begin

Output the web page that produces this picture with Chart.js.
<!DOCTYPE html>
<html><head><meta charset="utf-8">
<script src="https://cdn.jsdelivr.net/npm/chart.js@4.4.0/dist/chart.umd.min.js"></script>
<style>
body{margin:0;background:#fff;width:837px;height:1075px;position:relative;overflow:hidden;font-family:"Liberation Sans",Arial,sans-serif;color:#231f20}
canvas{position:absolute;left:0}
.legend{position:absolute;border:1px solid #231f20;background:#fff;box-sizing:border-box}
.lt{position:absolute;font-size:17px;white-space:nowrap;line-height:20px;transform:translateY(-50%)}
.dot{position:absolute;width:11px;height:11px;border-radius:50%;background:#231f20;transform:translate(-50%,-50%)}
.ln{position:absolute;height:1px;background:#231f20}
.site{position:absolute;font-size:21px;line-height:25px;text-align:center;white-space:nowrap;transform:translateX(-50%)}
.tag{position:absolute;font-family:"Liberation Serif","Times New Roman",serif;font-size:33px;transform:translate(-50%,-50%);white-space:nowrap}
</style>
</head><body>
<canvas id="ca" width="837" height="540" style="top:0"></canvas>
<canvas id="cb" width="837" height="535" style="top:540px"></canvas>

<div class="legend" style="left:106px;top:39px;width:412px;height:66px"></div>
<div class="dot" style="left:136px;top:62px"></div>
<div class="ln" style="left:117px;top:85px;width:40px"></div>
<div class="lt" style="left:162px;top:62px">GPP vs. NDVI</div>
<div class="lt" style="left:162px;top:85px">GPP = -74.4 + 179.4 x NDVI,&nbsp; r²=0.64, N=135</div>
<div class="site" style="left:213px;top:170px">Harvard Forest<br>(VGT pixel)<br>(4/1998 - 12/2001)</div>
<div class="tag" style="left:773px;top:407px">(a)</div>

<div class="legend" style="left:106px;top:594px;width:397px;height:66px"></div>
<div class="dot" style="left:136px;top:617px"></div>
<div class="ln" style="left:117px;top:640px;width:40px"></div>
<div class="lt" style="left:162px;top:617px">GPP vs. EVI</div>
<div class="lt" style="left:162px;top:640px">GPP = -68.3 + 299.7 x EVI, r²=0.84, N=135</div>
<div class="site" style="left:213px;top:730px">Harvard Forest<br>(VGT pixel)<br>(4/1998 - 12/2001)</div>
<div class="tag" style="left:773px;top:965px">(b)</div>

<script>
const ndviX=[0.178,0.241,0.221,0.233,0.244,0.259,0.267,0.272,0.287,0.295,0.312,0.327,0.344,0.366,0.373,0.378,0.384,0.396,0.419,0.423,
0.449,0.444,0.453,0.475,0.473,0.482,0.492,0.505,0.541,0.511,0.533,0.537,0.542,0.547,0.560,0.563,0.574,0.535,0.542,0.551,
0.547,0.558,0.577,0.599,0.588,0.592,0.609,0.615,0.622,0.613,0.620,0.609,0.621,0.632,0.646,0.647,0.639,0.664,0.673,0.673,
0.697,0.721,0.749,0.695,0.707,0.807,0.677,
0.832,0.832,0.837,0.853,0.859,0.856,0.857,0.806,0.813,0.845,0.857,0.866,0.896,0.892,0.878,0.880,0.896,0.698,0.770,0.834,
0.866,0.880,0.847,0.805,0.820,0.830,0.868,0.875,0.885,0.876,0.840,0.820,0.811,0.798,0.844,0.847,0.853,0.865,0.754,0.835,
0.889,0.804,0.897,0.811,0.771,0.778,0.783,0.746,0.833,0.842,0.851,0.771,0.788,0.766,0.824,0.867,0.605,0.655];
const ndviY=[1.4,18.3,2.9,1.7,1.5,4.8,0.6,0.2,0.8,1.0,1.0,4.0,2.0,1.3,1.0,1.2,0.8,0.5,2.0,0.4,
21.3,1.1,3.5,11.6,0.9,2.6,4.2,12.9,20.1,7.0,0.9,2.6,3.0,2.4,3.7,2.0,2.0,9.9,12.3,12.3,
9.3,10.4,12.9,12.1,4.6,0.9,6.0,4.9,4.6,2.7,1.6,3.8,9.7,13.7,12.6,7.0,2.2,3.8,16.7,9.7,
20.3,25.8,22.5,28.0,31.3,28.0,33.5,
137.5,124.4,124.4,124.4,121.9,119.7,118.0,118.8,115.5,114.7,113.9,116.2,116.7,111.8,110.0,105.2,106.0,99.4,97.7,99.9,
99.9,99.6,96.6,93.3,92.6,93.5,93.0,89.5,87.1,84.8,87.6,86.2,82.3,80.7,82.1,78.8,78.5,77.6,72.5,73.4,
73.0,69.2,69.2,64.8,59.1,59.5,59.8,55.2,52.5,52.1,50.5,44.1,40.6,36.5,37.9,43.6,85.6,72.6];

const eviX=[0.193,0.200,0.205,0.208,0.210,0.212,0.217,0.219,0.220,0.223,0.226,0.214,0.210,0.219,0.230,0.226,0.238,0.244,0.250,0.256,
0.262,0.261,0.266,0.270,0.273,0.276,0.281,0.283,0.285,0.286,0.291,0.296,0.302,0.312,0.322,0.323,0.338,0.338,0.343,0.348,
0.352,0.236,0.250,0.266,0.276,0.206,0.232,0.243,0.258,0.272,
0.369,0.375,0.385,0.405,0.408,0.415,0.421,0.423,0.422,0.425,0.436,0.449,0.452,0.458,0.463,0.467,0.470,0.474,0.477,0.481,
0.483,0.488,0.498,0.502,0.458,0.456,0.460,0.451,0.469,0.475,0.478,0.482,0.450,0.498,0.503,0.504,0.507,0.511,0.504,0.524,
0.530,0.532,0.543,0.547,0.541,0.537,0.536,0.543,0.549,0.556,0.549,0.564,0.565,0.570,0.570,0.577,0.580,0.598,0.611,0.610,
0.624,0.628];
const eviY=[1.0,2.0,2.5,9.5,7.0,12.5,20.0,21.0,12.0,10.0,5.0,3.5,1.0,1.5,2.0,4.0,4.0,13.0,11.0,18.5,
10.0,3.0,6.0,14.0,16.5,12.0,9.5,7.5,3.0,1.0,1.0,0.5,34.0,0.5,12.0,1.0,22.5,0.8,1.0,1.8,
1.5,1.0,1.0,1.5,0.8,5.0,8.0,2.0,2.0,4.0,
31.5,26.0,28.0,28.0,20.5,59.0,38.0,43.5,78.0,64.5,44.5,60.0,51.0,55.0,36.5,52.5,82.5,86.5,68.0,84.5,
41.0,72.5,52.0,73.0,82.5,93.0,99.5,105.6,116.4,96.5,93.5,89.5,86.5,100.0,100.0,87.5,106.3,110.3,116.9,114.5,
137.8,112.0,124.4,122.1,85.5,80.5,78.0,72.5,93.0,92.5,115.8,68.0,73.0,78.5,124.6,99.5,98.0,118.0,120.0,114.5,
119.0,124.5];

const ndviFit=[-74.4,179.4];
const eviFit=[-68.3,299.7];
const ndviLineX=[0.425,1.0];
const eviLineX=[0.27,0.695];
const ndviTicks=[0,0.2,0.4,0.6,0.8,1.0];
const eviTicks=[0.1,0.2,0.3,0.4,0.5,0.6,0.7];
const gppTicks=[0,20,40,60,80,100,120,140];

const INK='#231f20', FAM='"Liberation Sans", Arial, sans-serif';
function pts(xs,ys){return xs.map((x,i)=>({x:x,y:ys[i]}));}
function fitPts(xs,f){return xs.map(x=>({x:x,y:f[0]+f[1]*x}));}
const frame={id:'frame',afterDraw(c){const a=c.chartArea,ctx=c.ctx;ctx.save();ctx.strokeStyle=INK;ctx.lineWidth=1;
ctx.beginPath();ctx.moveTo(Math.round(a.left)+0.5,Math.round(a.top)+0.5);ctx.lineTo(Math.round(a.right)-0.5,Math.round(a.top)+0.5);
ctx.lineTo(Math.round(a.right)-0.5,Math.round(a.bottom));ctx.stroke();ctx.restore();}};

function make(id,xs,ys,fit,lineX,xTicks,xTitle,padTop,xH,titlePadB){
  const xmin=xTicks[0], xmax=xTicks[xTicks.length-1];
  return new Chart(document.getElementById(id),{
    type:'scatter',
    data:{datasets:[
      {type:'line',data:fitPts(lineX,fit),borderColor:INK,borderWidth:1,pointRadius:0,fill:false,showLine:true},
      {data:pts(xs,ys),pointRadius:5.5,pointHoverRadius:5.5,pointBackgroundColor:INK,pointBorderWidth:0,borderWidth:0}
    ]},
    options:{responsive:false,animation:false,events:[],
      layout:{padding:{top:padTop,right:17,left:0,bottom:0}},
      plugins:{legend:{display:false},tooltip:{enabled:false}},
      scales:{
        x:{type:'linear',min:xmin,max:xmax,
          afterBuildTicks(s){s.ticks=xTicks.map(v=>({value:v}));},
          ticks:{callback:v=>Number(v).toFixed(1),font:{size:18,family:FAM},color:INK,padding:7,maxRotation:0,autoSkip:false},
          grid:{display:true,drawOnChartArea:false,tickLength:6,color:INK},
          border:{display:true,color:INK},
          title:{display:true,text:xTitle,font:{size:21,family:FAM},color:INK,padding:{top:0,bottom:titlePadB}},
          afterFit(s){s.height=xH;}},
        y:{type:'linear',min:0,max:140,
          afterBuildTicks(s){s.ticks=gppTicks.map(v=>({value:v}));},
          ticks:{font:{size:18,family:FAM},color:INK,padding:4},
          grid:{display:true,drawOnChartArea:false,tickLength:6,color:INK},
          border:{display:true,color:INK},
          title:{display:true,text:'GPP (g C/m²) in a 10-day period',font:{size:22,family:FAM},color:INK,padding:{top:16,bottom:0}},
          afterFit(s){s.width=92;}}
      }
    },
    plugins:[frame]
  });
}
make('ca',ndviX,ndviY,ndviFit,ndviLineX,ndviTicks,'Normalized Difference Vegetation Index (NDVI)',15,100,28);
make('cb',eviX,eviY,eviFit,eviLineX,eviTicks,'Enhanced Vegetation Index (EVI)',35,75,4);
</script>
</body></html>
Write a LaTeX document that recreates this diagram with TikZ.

end

Gather all lines of the records that include the word "this".

• CORRECT ANSWER
Output the web page that produces this picture with Chart.js.
Write a LaTeX document that recreates this diagram with TikZ.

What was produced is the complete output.